Constitutional Violations Identified
In its reasoning, the court explicitly identified the constitutional violations arising from the provisions of the Illinois Industrial Development Authority Act. It articulated that the transfer of funds constituted a violation of the prohibition against pledging the credit of the state, which is encapsulated in section 20 of article IV of the Illinois Constitution. The court further clarified that the continuing appropriation contravened section 17 of article IV, which mandates that all appropriations must lapse at the end of a specified period after the adjournment of the General Assembly's regular session. By creating a mechanism that allowed funds to remain appropriated indefinitely, the Act placed the state in a position where future financial obligations could be incurred without the necessary legislative oversight and approval. These constitutional findings formed a critical part of the court's rationale for reversing the lower court's judgment and declaring the provisions unconstitutional.

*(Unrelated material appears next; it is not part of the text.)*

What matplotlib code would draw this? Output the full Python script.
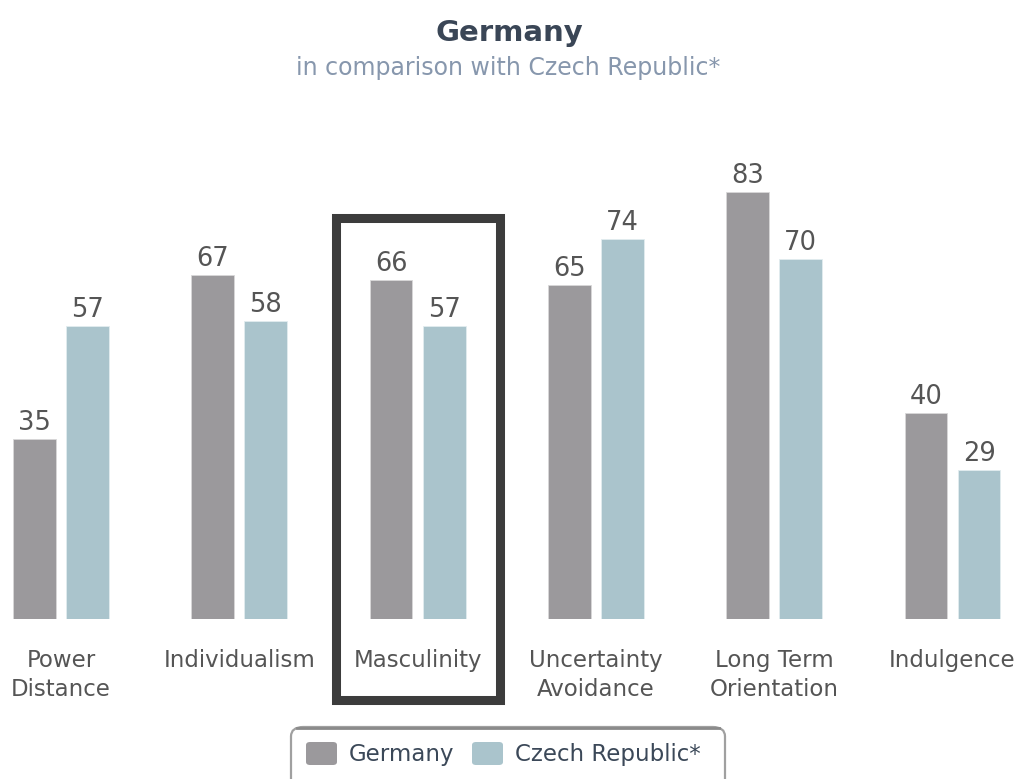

Conclusion on the Legislative Validity
The court ultimately concluded that the unconstitutionality of the $500,000 transfer significantly impaired the integrity of the Illinois Industrial Development Authority Act as a whole. It recognized that the legislative plan was inherently dependent on the availability of funds for the Authority to function effectively. The court found that, given the constitutional constraints identified, the act could not operate in a manner that fulfilled its objectives without the ability to utilize the initial appropriation. Consequently, the court reversed the judgment of the circuit court, emphasizing that the invalidation of the appropriation rendered the entire legislative framework ineffective in its current form. By highlighting the interdependence of the appropriation and the overall purpose of the Act, the court reaffirmed its commitment to upholding constitutional governance in matters of public finance.